▶ YOUR INSTRUCTIONS: Return all lines where the word "chart" can be found.

▶ MATERIAL FOR THIS TASK:
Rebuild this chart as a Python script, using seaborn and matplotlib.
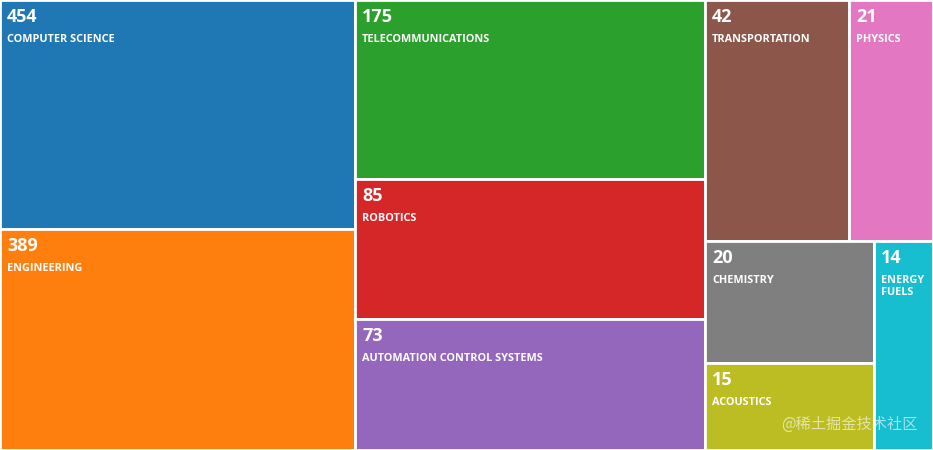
import matplotlib
matplotlib.use("Agg")
import matplotlib.pyplot as plt
import seaborn as sns
from matplotlib.patches import Rectangle

sns.set_theme(style="white")
plt.rcParams['font.family'] = ['Open Sans', 'DejaVu Sans']

categories = ["COMPUTER SCIENCE", "ENGINEERING", "TELECOMMUNICATIONS", "ROBOTICS",
              "AUTOMATION CONTROL SYSTEMS", "TRANSPORTATION", "PHYSICS", "CHEMISTRY",
              "ACOUSTICS", "ENERGY FUELS"]
counts = [454, 389, 175, 85, 73, 42, 21, 20, 15, 14]
# box areas (thousands of px^2)
areas = [81.3, 78.5, 62.7, 49.0, 45.9, 34.7, 20.2, 20.6, 14.7, 12.3]
colors = sns.color_palette("tab10", 10)

tree = ('h', [('v', [0, 1]), ('v', [2, 3, 4]),
              ('v', [('h', [5, 6]), ('h', [('v', [7, 8]), 9])])])

def total(n):
    return areas[n] if isinstance(n, int) else sum(total(c) for c in n[1])

fig = plt.figure(figsize=(9.33, 4.5), dpi=100)
ax = fig.add_axes([0, 0, 1, 1])
W, H = 933, 450
ax.set_xlim(0, W); ax.set_ylim(H, 0); ax.axis('off')

def layout(n, x, y, w, h):
    if isinstance(n, int):
        ax.add_patch(Rectangle((x, y), w, h, facecolor=colors[n], edgecolor='white', linewidth=2))
        lab = categories[n].replace(' ', '\n') if w < 80 else categories[n]
        ax.text(x + 7, y + 8, str(counts[n]), color='white', fontsize=13, fontweight='bold', va='top', ha='left')
        ax.text(x + 7, y + 34, lab, color='white', fontsize=7.8, fontweight='bold', va='top', ha='left', linespacing=1.1)
        return
    o, ch = n
    t = total(n); pos = 0
    for c in ch:
        f = total(c) / t
        if o == 'h':
            layout(c, x + pos * w, y, f * w, h)
        else:
            layout(c, x, y + pos * h, w, f * h)
        pos += f

layout(tree, 0, 0, W, H)
ax.text(918, 424, "@稀土掘金技术社区", color=(1, 1, 1, 0.6), fontsize=11, ha='right', va='center',
        family=['Noto Sans CJK SC', 'DejaVu Sans'])
fig.savefig("out.png", dpi=100)
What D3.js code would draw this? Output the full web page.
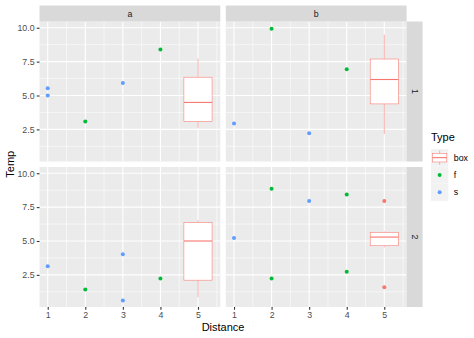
<!DOCTYPE html>
<html><head><meta charset="utf-8">
<script src="https://cdn.jsdelivr.net/npm/d3@7"></script>
<style>body{margin:0;background:#fff}svg{display:block;font-family:Arial,"Liberation Sans",sans-serif}</style>
</head><body><div id="chart"></div>
<script>
// Data
const cols = ["a", "b"];
const rows = ["1", "2"];
const xTicks = [1, 2, 3, 4, 5];
const yTicks = [2.5, 5.0, 7.5, 10.0];
const types = ["box", "f", "s"];
const colors = ["#F8766D", "#00BA38", "#619CFF"];
// points
const pointCol = ["a","a","a","a","a", "b","b","b","b", "a","a","a","a","a", "b","b","b","b","b","b"];
const pointRow = ["1","1","1","1","1", "1","1","1","1", "2","2","2","2","2", "2","2","2","2","2","2"];
const pointX   = [1,1,2,3,4, 1,2,3,4, 1,2,3,3,4, 1,2,2,3,4,4];
const pointY   = [5.54,5.0,3.09,5.93,8.40, 2.94,9.93,2.21,6.93, 3.13,1.42,4.02,0.61,2.23, 5.22,8.85,2.23,7.96,8.43,2.74];
const pointType= ["s","s","f","s","f", "s","f","s","f", "s","f","s","s","f", "s","f","f","s","f","f"];
// boxes at Distance 5
const boxCol   = ["a","b","a","b"];
const boxRow   = ["1","1","2","2"];
const boxLow   = [2.60, 2.15, 0.85, 4.53];
const boxQ1    = [3.09, 4.38, 2.11, 4.65];
const boxMed   = [4.49, 6.18, 5.00, 5.29];
const boxQ3    = [6.35, 7.69, 6.35, 5.63];
const boxHigh  = [7.72, 9.49, 6.54, 5.71];
const outCol = ["b","b"], outRow = ["2","2"], outY = [7.96, 1.59];

const W = 474, H = 338;
const svg = d3.select("#chart").append("svg").attr("width", W).attr("height", H);
const color = d3.scaleOrdinal().domain(types).range(colors);

const panelW = 180.8, panelH = 140, gap = 5.5, strip = 16;
const left0 = 39.5, top0 = 5.5 + strip;
const colX = d3.scaleOrdinal().domain(cols).range([left0, left0 + panelW + gap]);
const rowY = d3.scaleOrdinal().domain(rows).range([top0, top0 + panelH + gap]);

const xDom = [1 - 0.2188, 5.375 + 0.2188];
const yDom = [0.13, 10.46];
const x = d3.scaleLinear().domain(xDom).range([0, panelW]);
const y = d3.scaleLinear().domain(yDom).range([panelH, 0]);

cols.forEach((c) => rows.forEach((r) => {
  const g = svg.append("g").attr("transform", `translate(${colX(c)},${rowY(r)})`);
  g.append("rect").attr("width", panelW).attr("height", panelH).attr("fill", "#EBEBEB");
  const xm = [1.5, 2.5, 3.5, 4.5, 5.5];
  const ym = [1.25, 3.75, 6.25, 8.75];
  g.selectAll(".xm").data(xm).enter().append("line")
    .attr("x1", d => x(d)).attr("x2", d => x(d)).attr("y1", 0).attr("y2", panelH)
    .attr("stroke", "#fff").attr("stroke-width", 0.55);
  g.selectAll(".ym").data(ym).enter().append("line")
    .attr("y1", d => y(d)).attr("y2", d => y(d)).attr("x1", 0).attr("x2", panelW)
    .attr("stroke", "#fff").attr("stroke-width", 0.55);
  g.selectAll(".xM").data(xTicks).enter().append("line")
    .attr("x1", d => x(d)).attr("x2", d => x(d)).attr("y1", 0).attr("y2", panelH)
    .attr("stroke", "#fff").attr("stroke-width", 1.1);
  g.selectAll(".yM").data(yTicks).enter().append("line")
    .attr("y1", d => y(d)).attr("y2", d => y(d)).attr("x1", 0).attr("x2", panelW)
    .attr("stroke", "#fff").attr("stroke-width", 1.1);

  boxCol.forEach((bc, i) => {
    if (bc !== c || boxRow[i] !== r) return;
    const cx = x(5), x0 = x(4.625), x1 = x(5.375);
    const st = color("box");
    g.append("line").attr("x1", cx).attr("x2", cx).attr("y1", y(boxHigh[i])).attr("y2", y(boxQ3[i])).attr("stroke", st).attr("stroke-width", 0.55);
    g.append("line").attr("x1", cx).attr("x2", cx).attr("y1", y(boxQ1[i])).attr("y2", y(boxLow[i])).attr("stroke", st).attr("stroke-width", 0.55);
    g.append("rect").attr("x", x0).attr("width", x1 - x0).attr("y", y(boxQ3[i])).attr("height", y(boxQ1[i]) - y(boxQ3[i]))
      .attr("fill", "#fff").attr("stroke", st).attr("stroke-width", 0.55);
    g.append("line").attr("x1", x0).attr("x2", x1).attr("y1", y(boxMed[i])).attr("y2", y(boxMed[i])).attr("stroke", st).attr("stroke-width", 1.1);
  });
  outCol.forEach((oc, i) => {
    if (oc !== c || outRow[i] !== r) return;
    g.append("circle").attr("cx", x(5)).attr("cy", y(outY[i])).attr("r", 2).attr("fill", color("box"));
  });
  pointCol.forEach((pc, i) => {
    if (pc !== c || pointRow[i] !== r) return;
    g.append("circle").attr("cx", x(pointX[i])).attr("cy", y(pointY[i])).attr("r", 2).attr("fill", color(pointType[i]));
  });
}));

cols.forEach(c => {
  svg.append("rect").attr("x", colX(c)).attr("y", 5.5).attr("width", panelW).attr("height", strip).attr("fill", "#D9D9D9");
  svg.append("text").attr("x", colX(c) + panelW / 2).attr("y", 5.5 + strip / 2).attr("dy", "0.35em")
    .attr("text-anchor", "middle").attr("font-size", 8.8).attr("fill", "#1A1A1A").text(c);
});
const rsx = left0 + 2 * panelW + gap;
rows.forEach(r => {
  svg.append("rect").attr("x", rsx).attr("y", rowY(r)).attr("width", strip).attr("height", panelH).attr("fill", "#D9D9D9");
  svg.append("text").attr("transform", `translate(${rsx + strip / 2},${rowY(r) + panelH / 2}) rotate(90)`)
    .attr("dy", "0.35em").attr("text-anchor", "middle").attr("font-size", 8.8).attr("fill", "#1A1A1A").text(r);
});

rows.forEach(r => {
  const ax = svg.append("g").attr("transform", `translate(${left0},${rowY(r)})`)
    .call(d3.axisLeft(y).tickValues(yTicks).tickFormat(d3.format(".1f")).tickSize(2.75).tickPadding(2.2));
  ax.select(".domain").remove();
  ax.selectAll("line").attr("stroke", "#333").attr("stroke-width", 1.1);
  ax.selectAll("text").attr("fill", "#4D4D4D").attr("font-size", 8.8).attr("font-family", "Arial,'Liberation Sans',sans-serif");
});
cols.forEach(c => {
  const ax = svg.append("g").attr("transform", `translate(${colX(c)},${rowY("2") + panelH})`)
    .call(d3.axisBottom(x).tickValues(xTicks).tickFormat(d3.format("d")).tickSize(2.75).tickPadding(2.2));
  ax.select(".domain").remove();
  ax.selectAll("line").attr("stroke", "#333").attr("stroke-width", 1.1);
  ax.selectAll("text").attr("fill", "#4D4D4D").attr("font-size", 8.8).attr("font-family", "Arial,'Liberation Sans',sans-serif");
});

const plotMidX = left0 + (2 * panelW + gap) / 2;
svg.append("text").attr("x", plotMidX).attr("y", 331).attr("text-anchor", "middle").attr("font-size", 11).attr("fill", "#000").text("Distance");
const plotMidY = top0 + (2 * panelH + gap) / 2;
svg.append("text").attr("transform", `translate(13.5,${plotMidY}) rotate(-90)`).attr("text-anchor", "middle").attr("font-size", 11).attr("fill", "#000").text("Temp");

const lg = svg.append("g").attr("transform", "translate(431,137)");
lg.append("text").attr("x", 0).attr("y", 4).attr("font-size", 11).attr("fill", "#000").text("Type");
types.forEach((t, i) => {
  const ky = 12 + i * 17.3;
  const k = lg.append("g").attr("transform", `translate(0,${ky})`);
  k.append("rect").attr("width", 17.3).attr("height", 17.3).attr("fill", "#F2F2F2");
  if (t === "box") {
    k.append("line").attr("x1", 8.65).attr("x2", 8.65).attr("y1", 1.5).attr("y2", 15.8).attr("stroke", color(t)).attr("stroke-width", 0.55);
    k.append("rect").attr("x", 1.5).attr("y", 4.3).attr("width", 14.3).attr("height", 8.7).attr("fill", "#fff").attr("stroke", color(t)).attr("stroke-width", 0.55);
    k.append("line").attr("x1", 1.5).attr("x2", 15.8).attr("y1", 8.65).attr("y2", 8.65).attr("stroke", color(t)).attr("stroke-width", 1.1);
  } else {
    k.append("circle").attr("cx", 8.65).attr("cy", 8.65).attr("r", 2).attr("fill", color(t));
  }
  lg.append("text").attr("x", 17.3 + 5.5).attr("y", ky + 8.65).attr("dy", "0.35em").attr("font-size", 8.8).attr("fill", "#000").text(t);
});
</script></body></html>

▶ EXERCISE RESPONSE:
Rebuild this chart as a Python script, using seaborn and matplotlib.
</head><body><div id="chart"></div>
const svg = d3.select("#chart").append("svg").attr("width", W).attr("height", H);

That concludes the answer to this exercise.